■ GIVEN TASK: Among the entries below, one stretch runs from the line that contains "Rebuild this diagram" through the line that contains "(0,0) rectangle (1180,1063);". Repeat that stretch exactly, ends included, and only that.

■ DATA FOR THE TASK:
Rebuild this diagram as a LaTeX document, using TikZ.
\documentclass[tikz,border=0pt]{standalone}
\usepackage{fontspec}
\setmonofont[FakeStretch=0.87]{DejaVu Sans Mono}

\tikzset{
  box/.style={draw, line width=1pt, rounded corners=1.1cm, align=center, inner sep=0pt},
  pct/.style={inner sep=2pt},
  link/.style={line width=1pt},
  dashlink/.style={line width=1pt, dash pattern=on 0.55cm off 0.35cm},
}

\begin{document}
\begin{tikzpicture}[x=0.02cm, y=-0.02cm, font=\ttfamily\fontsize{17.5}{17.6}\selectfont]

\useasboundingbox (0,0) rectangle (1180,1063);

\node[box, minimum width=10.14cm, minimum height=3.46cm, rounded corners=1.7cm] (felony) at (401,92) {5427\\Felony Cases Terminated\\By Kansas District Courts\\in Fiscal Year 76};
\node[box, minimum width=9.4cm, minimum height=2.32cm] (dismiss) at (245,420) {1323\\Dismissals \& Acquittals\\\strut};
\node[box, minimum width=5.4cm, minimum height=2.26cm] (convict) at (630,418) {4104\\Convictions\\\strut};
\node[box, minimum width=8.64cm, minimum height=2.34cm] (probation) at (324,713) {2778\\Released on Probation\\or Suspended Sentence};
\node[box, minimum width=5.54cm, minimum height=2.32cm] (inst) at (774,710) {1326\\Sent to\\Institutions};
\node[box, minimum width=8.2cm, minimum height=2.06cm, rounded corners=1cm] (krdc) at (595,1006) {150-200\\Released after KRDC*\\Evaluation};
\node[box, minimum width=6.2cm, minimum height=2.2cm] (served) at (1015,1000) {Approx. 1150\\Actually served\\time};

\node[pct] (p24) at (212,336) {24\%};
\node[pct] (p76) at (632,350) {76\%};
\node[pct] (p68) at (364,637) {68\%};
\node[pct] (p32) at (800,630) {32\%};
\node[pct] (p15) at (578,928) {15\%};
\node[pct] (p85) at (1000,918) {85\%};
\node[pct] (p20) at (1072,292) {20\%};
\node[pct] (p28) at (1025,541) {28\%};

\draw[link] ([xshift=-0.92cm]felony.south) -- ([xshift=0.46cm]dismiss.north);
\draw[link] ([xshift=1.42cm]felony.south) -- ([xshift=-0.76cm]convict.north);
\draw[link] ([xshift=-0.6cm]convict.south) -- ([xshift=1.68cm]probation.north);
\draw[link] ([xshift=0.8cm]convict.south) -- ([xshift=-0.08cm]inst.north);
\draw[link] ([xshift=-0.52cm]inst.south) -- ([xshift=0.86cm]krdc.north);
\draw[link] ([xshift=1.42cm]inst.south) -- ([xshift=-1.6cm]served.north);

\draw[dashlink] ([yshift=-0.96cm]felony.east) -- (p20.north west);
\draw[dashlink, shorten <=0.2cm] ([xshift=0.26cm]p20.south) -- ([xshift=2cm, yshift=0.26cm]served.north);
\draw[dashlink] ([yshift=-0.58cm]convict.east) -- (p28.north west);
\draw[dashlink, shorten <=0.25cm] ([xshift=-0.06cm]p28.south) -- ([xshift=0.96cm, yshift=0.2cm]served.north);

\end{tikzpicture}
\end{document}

--

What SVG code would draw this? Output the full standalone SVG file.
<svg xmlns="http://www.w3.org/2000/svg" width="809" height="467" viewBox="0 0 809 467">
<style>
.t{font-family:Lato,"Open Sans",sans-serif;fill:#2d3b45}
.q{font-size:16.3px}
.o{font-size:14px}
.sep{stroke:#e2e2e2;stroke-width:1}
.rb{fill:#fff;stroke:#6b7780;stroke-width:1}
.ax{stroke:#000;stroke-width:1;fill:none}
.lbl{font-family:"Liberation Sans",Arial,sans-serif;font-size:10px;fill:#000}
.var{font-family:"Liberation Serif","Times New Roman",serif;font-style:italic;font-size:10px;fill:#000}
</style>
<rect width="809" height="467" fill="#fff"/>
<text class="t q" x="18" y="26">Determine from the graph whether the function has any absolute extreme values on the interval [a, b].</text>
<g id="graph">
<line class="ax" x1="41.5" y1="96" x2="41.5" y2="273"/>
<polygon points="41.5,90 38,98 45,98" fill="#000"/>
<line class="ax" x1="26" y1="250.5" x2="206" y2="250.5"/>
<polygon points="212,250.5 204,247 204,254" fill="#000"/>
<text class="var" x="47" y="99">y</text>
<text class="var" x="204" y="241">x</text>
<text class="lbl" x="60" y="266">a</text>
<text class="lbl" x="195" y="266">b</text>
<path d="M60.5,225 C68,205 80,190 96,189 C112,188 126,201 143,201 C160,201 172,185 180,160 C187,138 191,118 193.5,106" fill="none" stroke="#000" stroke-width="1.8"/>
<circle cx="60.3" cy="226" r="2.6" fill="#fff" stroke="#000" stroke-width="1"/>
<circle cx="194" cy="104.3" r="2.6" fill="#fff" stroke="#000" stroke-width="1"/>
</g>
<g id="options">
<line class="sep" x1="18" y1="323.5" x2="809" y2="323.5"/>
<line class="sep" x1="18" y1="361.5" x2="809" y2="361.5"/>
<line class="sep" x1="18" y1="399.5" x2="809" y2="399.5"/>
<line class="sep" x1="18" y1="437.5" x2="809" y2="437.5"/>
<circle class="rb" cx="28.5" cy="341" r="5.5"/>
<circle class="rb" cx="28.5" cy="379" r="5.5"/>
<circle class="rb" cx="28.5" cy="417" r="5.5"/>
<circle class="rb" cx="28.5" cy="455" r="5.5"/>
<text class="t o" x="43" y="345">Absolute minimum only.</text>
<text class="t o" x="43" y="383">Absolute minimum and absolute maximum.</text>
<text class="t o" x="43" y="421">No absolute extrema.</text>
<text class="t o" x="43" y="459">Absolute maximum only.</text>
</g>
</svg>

...

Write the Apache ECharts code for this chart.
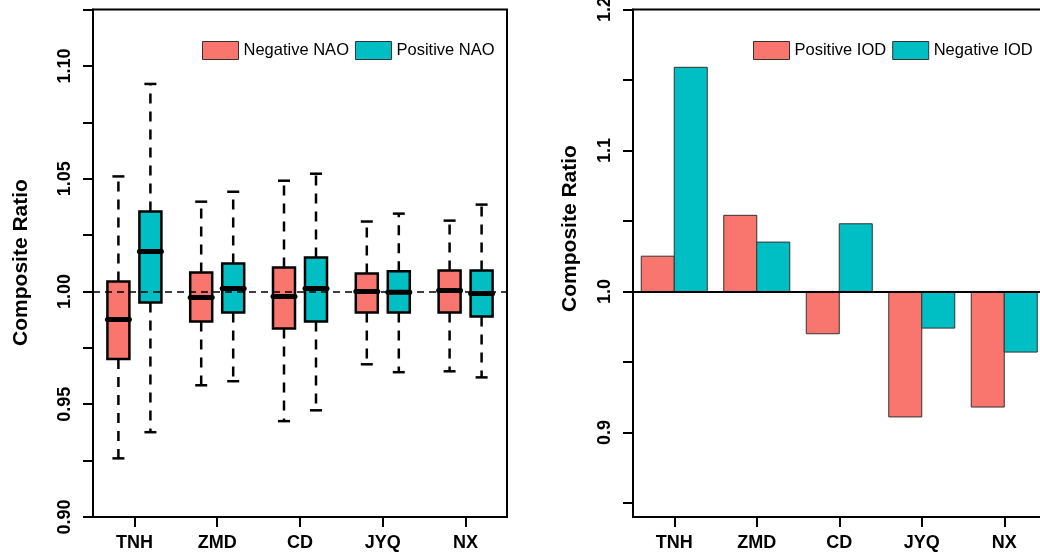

■ FINAL RESULT:
Rebuild this diagram as a LaTeX document, using TikZ.
\documentclass[tikz,border=0pt]{standalone}
\usepackage{fontspec}
\setmonofont[FakeStretch=0.87]{DejaVu Sans Mono}

\tikzset{
  box/.style={draw, line width=1pt, rounded corners=1.1cm, align=center, inner sep=0pt},
  pct/.style={inner sep=2pt},
  link/.style={line width=1pt},
  dashlink/.style={line width=1pt, dash pattern=on 0.55cm off 0.35cm},
}

\begin{document}
\begin{tikzpicture}[x=0.02cm, y=-0.02cm, font=\ttfamily\fontsize{17.5}{17.6}\selectfont]

\useasboundingbox (0,0) rectangle (1180,1063);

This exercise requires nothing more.